Common Pitfalls to Avoid

Even experienced analysts occasionally misinterpret percentage change. One frequent error involves reversing the denominator: using the new value instead of the original value. This changes the frame of reference and can produce significantly different results. Another mistake is failing to account for compounding effects. A 20% drop followed by a 20% rise does not return you to the original value because the second calculation uses a smaller base. The subsequent value remains 96% of the starting point. Recognizing this nuance is essential when evaluating recovery claims after market downturns.

Data quality problems also skew calculations. Missing data points, inconsistent time intervals, or changes in methodology can distort percentage changes. Whenever you use a dataset from an external source, review the documentation carefully. Agencies such as the U.S. Census Bureau explain how data is collected, weighted, and updated. Incorporate this information into your commentary to help stakeholders understand limitations.

Building Trust with Transparent Methodology

Transparency in analysis builds trust. Clearly state the formula, definitions, and assumptions used when reporting percent change. This includes specifying whether the change references nominal dollars, inflation-adjusted dollars, physical units, or ratios. Include notes about data cleaning operations or outlier removal methods. When publishing online, consider embedding interactive calculators like the one above so that readers can replicate your results with their own numbers. Allowing users to interact with the data fosters engagement and reinforces your credibility as an expert analyst.

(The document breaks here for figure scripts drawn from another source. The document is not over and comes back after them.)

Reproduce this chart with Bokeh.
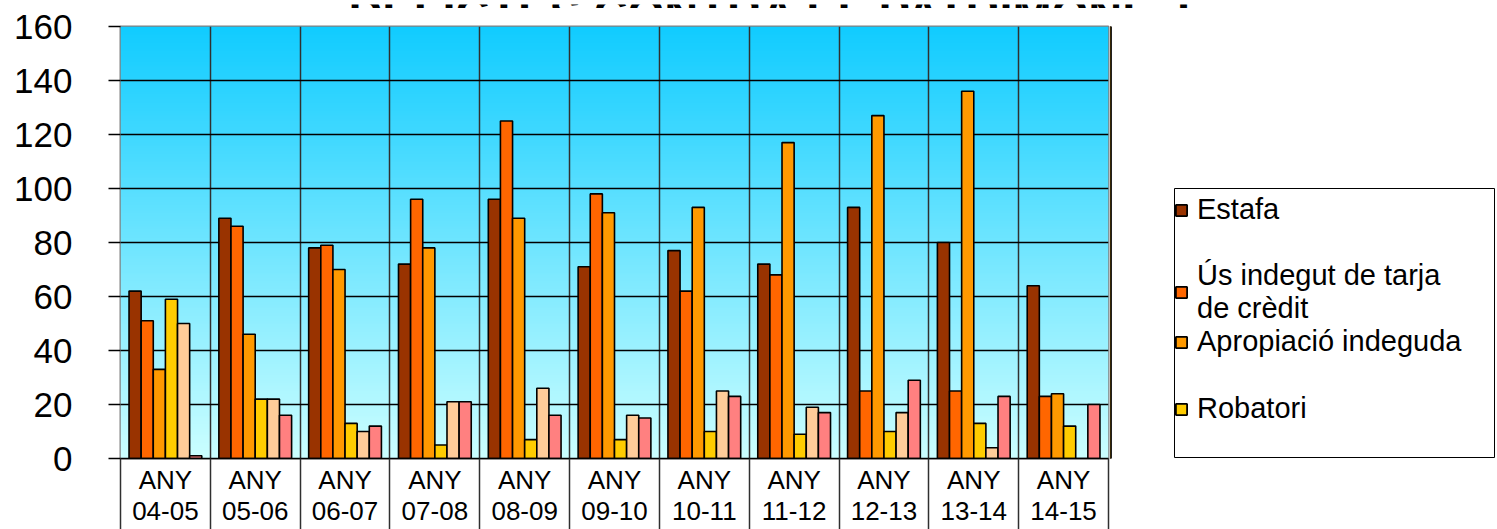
import numpy as np
from bokeh.plotting import figure
from bokeh.layouts import column, row
from bokeh.models import Range1d, FixedTicker, Legend, LegendItem, Label, BoxAnnotation
from bokeh.embed import file_html
from bokeh.resources import INLINE

# ---------------- data ----------------
years = ["04-05", "05-06", "06-07", "07-08", "08-09", "09-10",
         "10-11", "11-12", "12-13", "13-14", "14-15"]
categories = ["ANY\n" + y for y in years]

estafa = [62, 89, 78, 72, 96, 71, 77, 72, 93, 80, 64]
us_tarja = [51, 86, 79, 96, 125, 98, 62, 68, 25, 25, 23]
apropiacio = [33, 46, 70, 78, 89, 91, 93, 117, 127, 136, 24]
robatori = [59, 22, 13, 5, 7, 7, 10, 9, 10, 13, 12]
serie_5 = [50, 22, 10, 21, 26, 16, 25, 19, 17, 4, 0]
serie_6 = [1, 16, 12, 21, 16, 15, 23, 17, 29, 23, 20]

series_names = ["Estafa", "Ús indegut de tarja\nde crèdit", "Apropiació indeguda",
                "Robatori", "Sèrie 5", "Sèrie 6"]
series_values = [estafa, us_tarja, apropiacio, robatori, serie_5, serie_6]
series_colors = ["#993300", "#FF6600", "#FF9900", "#FFCC00", "#FFCC99", "#FF8080"]
legend_count = 4

y_ticks = list(range(0, 161, 20))
title_text = "DELICTES CONTRA EL PATRIMONI - I"

FONT = "Liberation Sans"

# ---------------- title strip (title is cut off at the top in the original) ----------------
tf = figure(width=1497, height=8, x_range=Range1d(0, 1), y_range=Range1d(0, 1),
            output_backend="svg", toolbar_location=None,
            x_axis_location=None, y_axis_location=None,
            min_border=0, outline_line_color=None)
tf.grid.visible = False
tf.add_layout(Label(x=770, y=0, x_units="screen", y_units="screen", text=title_text,
                    text_align="center", text_baseline="alphabetic",
                    text_font=FONT, text_font_style="bold",
                    text_font_size="47px", text_color="black"))

# ---------------- main chart ----------------
n = len(categories)
x_centers = list(range(n))
boundaries = [i - 0.5 for i in range(n + 1)]

p = figure(width=1110, height=521,
           x_range=Range1d(-0.5, n - 0.5), y_range=Range1d(0, 160),
           output_backend="svg", toolbar_location=None,
           min_border_left=120, min_border_right=2,
           min_border_top=18, min_border_bottom=66)
p.background_fill_color = "white"
p.border_fill_color = "white"
p.outline_line_color = "#808080"
p.outline_line_width = 2

# gradient background of plot area
rows = 160
img = np.empty((rows, 2), dtype=np.uint32)
view = img.view(dtype=np.uint8).reshape((rows, 2, 4))
top = np.array([17, 204, 255])
bottom = np.array([204, 255, 255])
for i in range(rows):
    t = (i + 0.5) / rows
    c = bottom + t * (top - bottom)
    view[i, :, 0] = int(c[0]); view[i, :, 1] = int(c[1]); view[i, :, 2] = int(c[2]); view[i, :, 3] = 255
p.image_rgba(image=[img], x=-0.5, y=0, dw=n, dh=160, level="image")

# bars
k_series = len(series_values)
bar_w = 0.135
for k, (vals, col) in enumerate(zip(series_values, series_colors)):
    xs = [c + (k - (k_series - 1) / 2) * bar_w for c in x_centers]
    p.vbar(x=xs, top=vals, width=bar_w, bottom=0,
           fill_color=col, line_color="black", line_width=1.6)

# grids
p.ygrid.ticker = FixedTicker(ticks=y_ticks)
p.ygrid.grid_line_color = "black"
p.ygrid.grid_line_width = 1.5
p.xgrid.ticker = FixedTicker(ticks=boundaries)
p.xgrid.grid_line_color = "#303030"
p.xgrid.grid_line_width = 1.5

# y axis
yax = p.yaxis[0]
yax.ticker = FixedTicker(ticks=y_ticks)
yax.axis_line_color = None
yax.major_tick_in = 0
yax.major_tick_out = 12
yax.major_tick_line_color = "black"
yax.major_tick_line_width = 1.5
yax.minor_tick_line_color = None
yax.major_label_standoff = 36
yax.major_label_text_font = FONT
yax.major_label_text_font_size = "35px"
yax.major_label_text_color = "black"

# x axis: labels at category centres, separators as minor ticks at boundaries
xax = p.xaxis[0]
xax.ticker = FixedTicker(ticks=x_centers, minor_ticks=boundaries)
xax.major_label_overrides = {i: categories[i] for i in range(n)}
xax.major_tick_line_color = None
xax.major_tick_in = 0
xax.major_tick_out = 0
xax.minor_tick_in = 0
xax.minor_tick_out = 72
xax.minor_tick_line_color = "#303030"
xax.minor_tick_line_width = 1.5
xax.axis_line_color = "black"
xax.axis_line_width = 1.5
xax.major_label_standoff = -66
xax.major_label_text_font = FONT
xax.major_label_text_font_size = "26px"
xax.major_label_text_line_height = 1.05
xax.major_label_text_color = "black"

# ---------------- legend panel ----------------
lf = figure(width=387, height=521, x_range=Range1d(0, 1), y_range=Range1d(0, 1),
            output_backend="svg", toolbar_location=None,
            x_axis_location=None, y_axis_location=None,
            min_border=0, outline_line_color=None)
lf.grid.visible = False

# legend frame
lf.add_layout(BoxAnnotation(left=64, right=384, bottom=1, top=270,
                            left_units="screen", right_units="screen",
                            bottom_units="screen", top_units="screen",
                            fill_color="white", fill_alpha=1.0,
                            line_color="black", line_width=1, line_alpha=1.0))

# swatch renderers (kept outside the visible range, only used for the legend glyphs)
legend_renderers = []
for k in range(legend_count):
    legend_renderers.append(lf.vbar(x=[-10], top=[1], width=0.1, fill_color=series_colors[k],
                                    line_color="black", line_width=1.8))

legend_style = dict(glyph_width=14, glyph_height=14, label_standoff=9,
                    padding=4, margin=0, label_height=30, label_width=279,
                    label_text_font=FONT, label_text_font_size="29px",
                    label_text_color="black",
                    border_line_color=None, background_fill_alpha=0.0)

leg1 = Legend(items=[LegendItem(label=series_names[k], renderers=[legend_renderers[k]])
                     for k in range(0, 2)],
              location=(64, 133), spacing=33, **legend_style)
leg2 = Legend(items=[LegendItem(label=series_names[k], renderers=[legend_renderers[k]])
                     for k in range(2, legend_count)],
              location=(64, 33), spacing=34, **legend_style)
lf.add_layout(leg1)
lf.add_layout(leg2)

layout = column(tf, row(p, lf))
open("out.html", "w").write(file_html(layout, INLINE))
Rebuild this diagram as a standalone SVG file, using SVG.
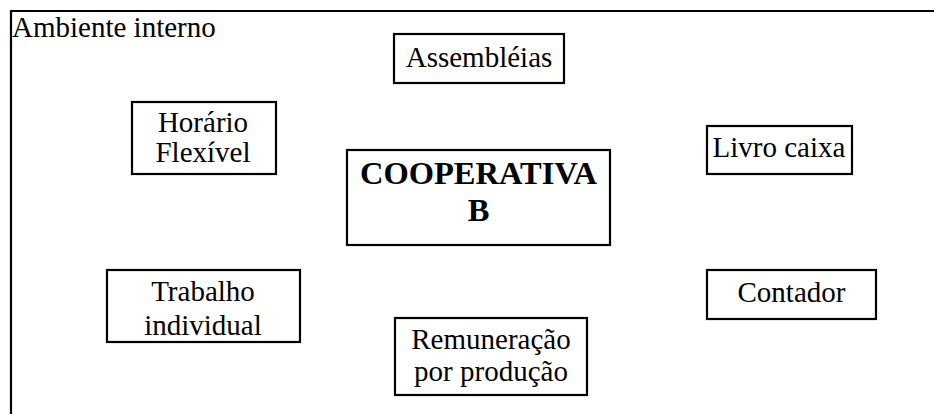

Finally, remember that percentage change is a tool, not the conclusion itself. Pair it with qualitative insights, benchmark data, and forward-looking recommendations. For example, if energy storage jobs grow by 50%, outline the policy implications, such as the need for more technical training or incentives for manufacturers to locate domestically. By merging quantitative precision with qualitative context, you provide stakeholders with a comprehensive understanding that leads to informed action.